Communication is the final pillar. Sharing the calculator’s output with family members helps align expectations about lifestyle changes after voluntary retirement. It surfaces trade-offs such as downsizing a home versus maintaining premium health insurance. Advisors, meanwhile, can use the detailed breakdown to recommend specific NPS fund managers, annuity providers, or alternative assets that match the risk posture you selected. The narrative summary in the results section, together with the doughnut chart, becomes a ready-made presentation for these discussions.

Action Checklist for Confident Voluntary Retirement

With projections in hand, map out clear actions. First, ensure employer contributions are maximized within the 10% basic salary rule for corporate subscribers or 14% limit for central government employees. Second, monitor your fund manager’s performance relative to the expected return you entered. Third, review annuity products available through the NPS platform and off-platform insurers so you can secure a rates comparision close to your retirement date. Finally, refresh the calculator every six months to capture salary revisions, bonuses, or regulatory updates.

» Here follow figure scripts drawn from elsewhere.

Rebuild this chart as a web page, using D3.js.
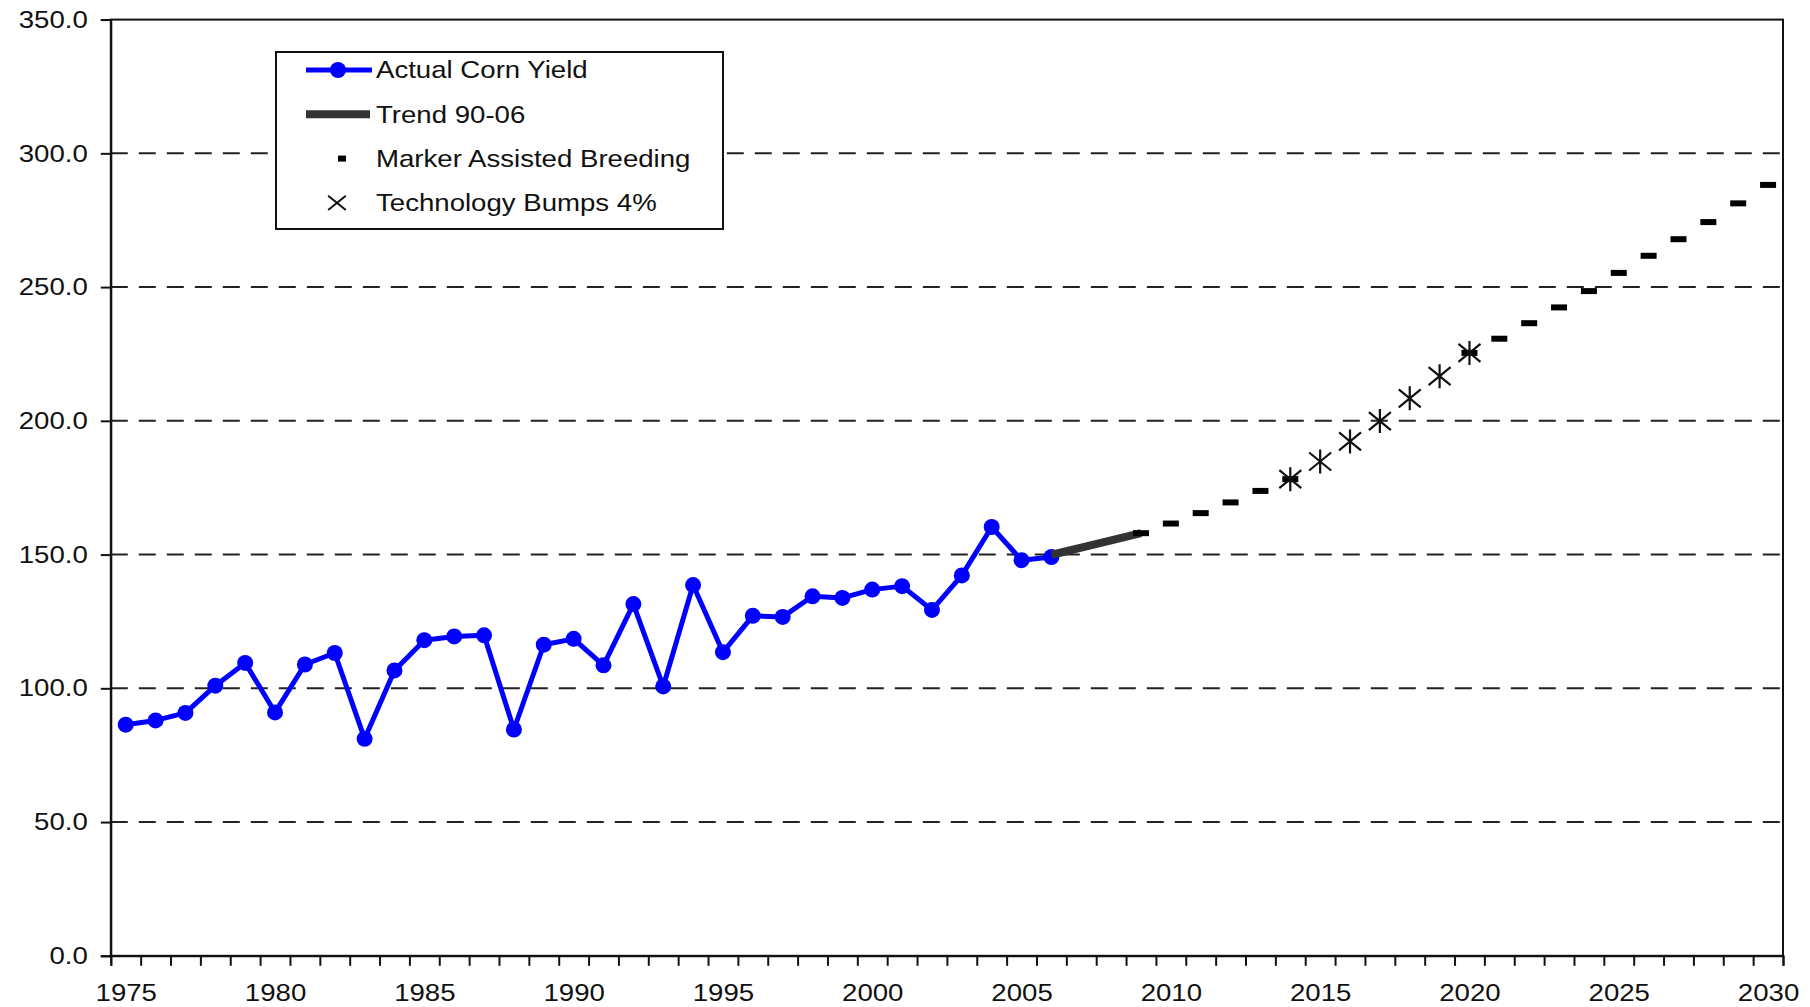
<!DOCTYPE html>
<html lang="en">
<head>
    <meta charset="UTF-8">
    <title>Corn yield projection</title>
    <style>
        html, body { margin: 0; padding: 0; background: #fff; overflow: hidden; }
        text { font-family: Arial, 'Liberation Sans', sans-serif; fill: #111; }
    </style>
</head>
<body>
    <script src="https://cdn.jsdelivr.net/npm/d3@7/dist/d3.min.js"></script>
    <script>
        // categories
        const firstYear = 1975
        const lastYear = 2030
        const labelYears = [1975, 1980, 1985, 1990, 1995, 2000, 2005, 2010, 2015, 2020, 2025, 2030]
        const yTicks = [0, 50, 100, 150, 200, 250, 300, 350]

        // actual corn yield 1975-2006
        const actualYears = d3.range(1975, 2007)
        const actualYield = [86.4, 88.0, 90.8, 101.0, 109.5, 91.0, 108.9, 113.2, 81.1, 106.7,
            118.0, 119.4, 119.8, 84.6, 116.3, 118.5, 108.6, 131.5, 100.7, 138.6,
            113.5, 127.1, 126.7, 134.4, 133.8, 136.9, 138.2, 129.3, 142.2, 160.3,
            147.9, 149.1]

        // trend 90-06
        const trendYears = [2006, 2007, 2008, 2009]
        const trendYield = [149.9, 152.6, 155.3, 158.0]

        // marker assisted breeding
        const mabYears = [2009, 2010, 2011, 2012, 2013, 2014, 2020, 2021, 2022, 2023, 2024, 2025, 2026, 2027, 2028, 2029, 2030]
        const mabYield = [158.0, 161.6, 165.5, 169.5, 173.8, 178.2, 225.4, 230.7, 236.5, 242.4, 248.5, 255.3, 261.7, 267.9, 274.3, 281.3, 288.2]

        // technology bumps 4%
        const bumpYears = [2014, 2015, 2016, 2017, 2018, 2019, 2020]
        const bumpYield = [178.2, 184.8, 192.3, 199.9, 208.4, 216.7, 225.4]

        const width = 1810
        const height = 1007
        const margin = { top: 19.6, left: 110.8, right: 27, bottom: 51.2 }
        const w = width - margin.left - margin.right
        const h = height - margin.top - margin.bottom
        const sx = 1.15 // the source text is a bit stretched sideways

        const svg = d3.select('body').append('svg')
            .attr('width', width)
            .attr('height', height)

        const x = d3.scaleLinear()
            .domain([firstYear - 0.5, lastYear + 0.5])
            .range([0, w])

        const y = d3.scaleLinear()
            .domain([0, 350])
            .range([h, 0])

        const g = svg.append('g')
            .attr('transform', `translate(${margin.left}, ${margin.top})`)

        // dashed gridlines
        g.selectAll('.grid')
            .data(yTicks.filter(d => d > 0 && d < 350))
            .enter().append('line')
            .attr('class', 'grid')
            .attr('x1', 0).attr('x2', w)
            .attr('y1', d => y(d)).attr('y2', d => y(d))
            .attr('stroke', '#222')
            .attr('stroke-width', 2)
            .attr('stroke-dasharray', '17, 11')

        // frame
        g.append('rect')
            .attr('x', 0).attr('y', 0)
            .attr('width', w).attr('height', h)
            .attr('fill', 'none')
            .attr('stroke', '#111')
            .attr('stroke-width', 2)

        // y axis
        const yAxis = g.append('g')
            .call(d3.axisLeft(y).tickValues(yTicks).tickFormat(d3.format('.1f')).tickSize(10).tickPadding(10))
        yAxis.select('.domain').attr('stroke', '#111').attr('stroke-width', 2)
        yAxis.selectAll('.tick line').attr('stroke', '#111').attr('stroke-width', 2)
        yAxis.selectAll('.tick text')
            .attr('font-size', 24)
            .attr('font-family', 'Arial, Liberation Sans, sans-serif')
            .attr('fill', '#111')
            .attr('transform', `scale(${sx}, 1)`)

        // x axis: tick marks on category borders, labels in the middle
        const borders = d3.range(firstYear - 0.5, lastYear + 1, 1)
        const xTicks = g.append('g')
            .attr('transform', `translate(0, ${h})`)
            .call(d3.axisBottom(x).tickValues(borders).tickFormat('').tickSize(10))
        xTicks.select('.domain').attr('stroke', '#111').attr('stroke-width', 2)
        xTicks.selectAll('.tick line').attr('stroke', '#111').attr('stroke-width', 2)

        const xLabels = g.append('g')
            .attr('transform', `translate(0, ${h})`)
            .call(d3.axisBottom(x).tickValues(labelYears).tickFormat(d3.format('d')).tickSize(0).tickPadding(28))
        xLabels.select('.domain').remove()
        xLabels.selectAll('.tick text')
            .attr('font-size', 24)
            .attr('font-family', 'Arial, Liberation Sans, sans-serif')
            .attr('fill', '#111')
            .attr('transform', `scale(${sx}, 1)`)

        // actual yield
        const actual = actualYears.map((yr, i) => ({ yr, v: actualYield[i] }))
        const line = d3.line().x(d => x(d.yr)).y(d => y(d.v))

        g.append('path')
            .datum(actual)
            .attr('fill', 'none')
            .attr('stroke', '#0000ff')
            .attr('stroke-width', 5)
            .attr('stroke-linejoin', 'round')
            .attr('d', line)

        g.selectAll('.dot')
            .data(actual)
            .enter().append('circle')
            .attr('class', 'dot')
            .attr('cx', d => x(d.yr))
            .attr('cy', d => y(d.v))
            .attr('r', 8)
            .attr('fill', '#0000ff')

        // trend
        const trend = trendYears.map((yr, i) => ({ yr, v: trendYield[i] }))
        g.append('path')
            .datum(trend)
            .attr('fill', 'none')
            .attr('stroke', '#333')
            .attr('stroke-width', 8)
            .attr('d', d3.line().curve(d3.curveMonotoneX).x(d => x(d.yr)).y(d => y(d.v)))

        // marker assisted breeding dashes
        const mab = mabYears.map((yr, i) => ({ yr, v: mabYield[i] }))
        g.selectAll('.mab')
            .data(mab)
            .enter().append('rect')
            .attr('class', 'mab')
            .attr('x', d => x(d.yr) - 8)
            .attr('y', d => y(d.v) - 3)
            .attr('width', 16)
            .attr('height', 6)
            .attr('fill', '#000')

        // technology bumps stars
        const star = 'M-11,-9L11,9M-11,9L11,-9M0,-12L0,12'
        const bumps = bumpYears.map((yr, i) => ({ yr, v: bumpYield[i] }))
        g.selectAll('.bump')
            .data(bumps)
            .enter().append('path')
            .attr('class', 'bump')
            .attr('transform', d => `translate(${x(d.yr)}, ${y(d.v)})`)
            .attr('d', star)
            .attr('fill', 'none')
            .attr('stroke', '#111')
            .attr('stroke-width', 2.2)

        // legend
        const legend = svg.append('g').attr('transform', 'translate(276, 52)')
        legend.append('rect')
            .attr('width', 447).attr('height', 177)
            .attr('fill', '#fff')
            .attr('stroke', '#111')
            .attr('stroke-width', 2)

        const rows = [
            { label: 'Actual Corn Yield', type: 'actual' },
            { label: 'Trend 90-06', type: 'trend' },
            { label: 'Marker Assisted Breeding', type: 'mab' },
            { label: 'Technology Bumps 4%', type: 'bump' }
        ]

        const item = legend.selectAll('.item')
            .data(rows)
            .enter().append('g')
            .attr('class', 'item')
            .attr('transform', (d, i) => `translate(0, ${18 + i * 44.3})`)

        item.filter(d => d.type === 'actual').each(function () {
            const s = d3.select(this)
            s.append('line').attr('x1', 30).attr('x2', 96).attr('stroke', '#0000ff').attr('stroke-width', 5)
            s.append('circle').attr('cx', 62).attr('r', 8).attr('fill', '#0000ff')
        })
        item.filter(d => d.type === 'trend')
            .append('line').attr('x1', 30).attr('x2', 94).attr('stroke', '#333').attr('stroke-width', 8)
        item.filter(d => d.type === 'mab')
            .append('rect').attr('x', 62).attr('y', -3).attr('width', 8).attr('height', 6).attr('fill', '#000')
        item.filter(d => d.type === 'bump')
            .append('path').attr('transform', 'translate(61, 0) scale(0.8)').attr('d', 'M-11,-9L11,9M-11,9L11,-9')
            .attr('stroke', '#111').attr('stroke-width', 2.5)

        item.append('text')
            .attr('transform', `translate(100, 0) scale(${sx}, 1)`)
            .attr('dy', '0.35em')
            .attr('font-size', 24)
            .text(d => d.label)
    </script>
</body>
</html>
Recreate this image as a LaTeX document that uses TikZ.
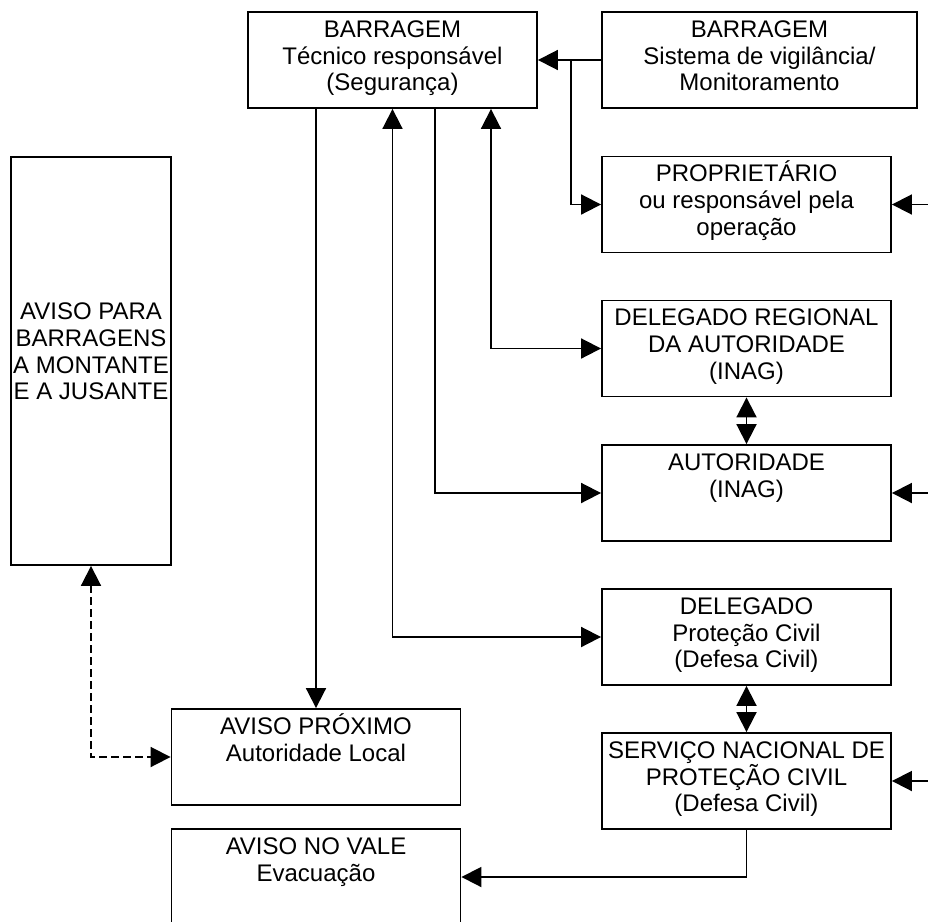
\documentclass[tikz,border=0pt]{standalone}
\usepackage{fontspec}
\setmainfont{Liberation Sans}
\usetikzlibrary{arrows.meta,calc}

\begin{document}
\begin{tikzpicture}[x=0.75pt, y=-0.75pt, line width=1.4pt,
  >={Triangle[length=15pt,width=15pt]},
  box/.style={draw, rectangle, inner sep=0pt, align=center,
    minimum width=216.75pt, minimum height=72pt,
    text height=53pt, text depth=7pt,
    font=\fontsize{18}{20}\selectfont}]
  % fix the frame of the picture
  \useasboundingbox (0,0) rectangle (928,921);
  \clip (0,0) rectangle (928,921);
  \coordinate (rim) at (928,0);
  % draw the boxes
  \node[box] (dam_tech) at (392.5,60) {BARRAGEM\\Técnico responsável\\(Segurança)};
  \node[box, minimum width=236.25pt] (dam_watch) at (759.5,60) {BARRAGEM\\Sistema de vigilância/\\Monitoramento};
  \node[box] (owner) at (746.5,204.5) {PROPRIETÁRIO\\ou responsável pela\\operação};
  \node[box] (reg_deleg) at (746.5,348.5) {DELEGADO REGIONAL\\DA AUTORIDADE\\(INAG)};
  \node[box] (authority) at (746.5,493) {AUTORIDADE\\(INAG)\\~};
  \node[box] (civil_deleg) at (746.5,637) {DELEGADO\\Proteção Civil\\(Defesa Civil)};
  \node[box] (civil_service) at (746.5,781) {SERVIÇO NACIONAL DE\\PROTEÇÃO CIVIL\\(Defesa Civil)};
  \node[box, minimum width=120pt, minimum height=306pt, text height=73pt, text depth=15pt] (warn_dams) at (91,361) {AVISO PARA\\BARRAGENS\\A MONTANTE\\E A JUSANTE};
  \node[box] (warn_near) at (316,757) {AVISO PRÓXIMO\\Autoridade Local\\~};
  \node[box] (warn_valley) at (316,877) {AVISO NO VALE\\Evacuação\\~};
  % draw the links of the dam
  \draw[->] (dam_watch) -- (dam_tech);
  \draw[->] ($(dam_watch.west)+(-30,0)$) |- (owner.west);
  \draw[->] (warn_near.north |- dam_tech.south) -- (warn_near.north);
  \draw[<->] (dam_tech.south) |- (civil_deleg.west);
  \draw[->] ($(dam_tech.south)+(42.5,0)$) |- (authority.west);
  \draw[<->] ($(dam_tech.south)+(98.5,0)$) |- (reg_deleg.west);
  \draw[<->] (reg_deleg) -- (authority);
  \draw[<->] (civil_deleg) -- (civil_service);
  \draw[->] (civil_service.south) |- (warn_valley.east);
  \draw[<->, dash pattern=on 6pt off 3pt] (warn_dams.south) |- (warn_near.west);
  % draw the links from the right edge
  \draw[->] (owner.east -| rim) -- (owner.east);
  \draw[->] (authority.east -| rim) -- (authority.east);
  \draw[->] (civil_service.east -| rim) -- (civil_service.east);
\end{tikzpicture}
\end{document}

Voluntary retirement is ultimately an exercise in control: control over time, cash flow, and lifestyle choices. A premium calculator like this one transforms abstract dreams into quantifiable milestones. By rigorously testing variables, aligning them with authoritative guidance from government sources, and complementing NPS with other schemes, you can engineer a retirement transition that is both financially secure and emotionally satisfying.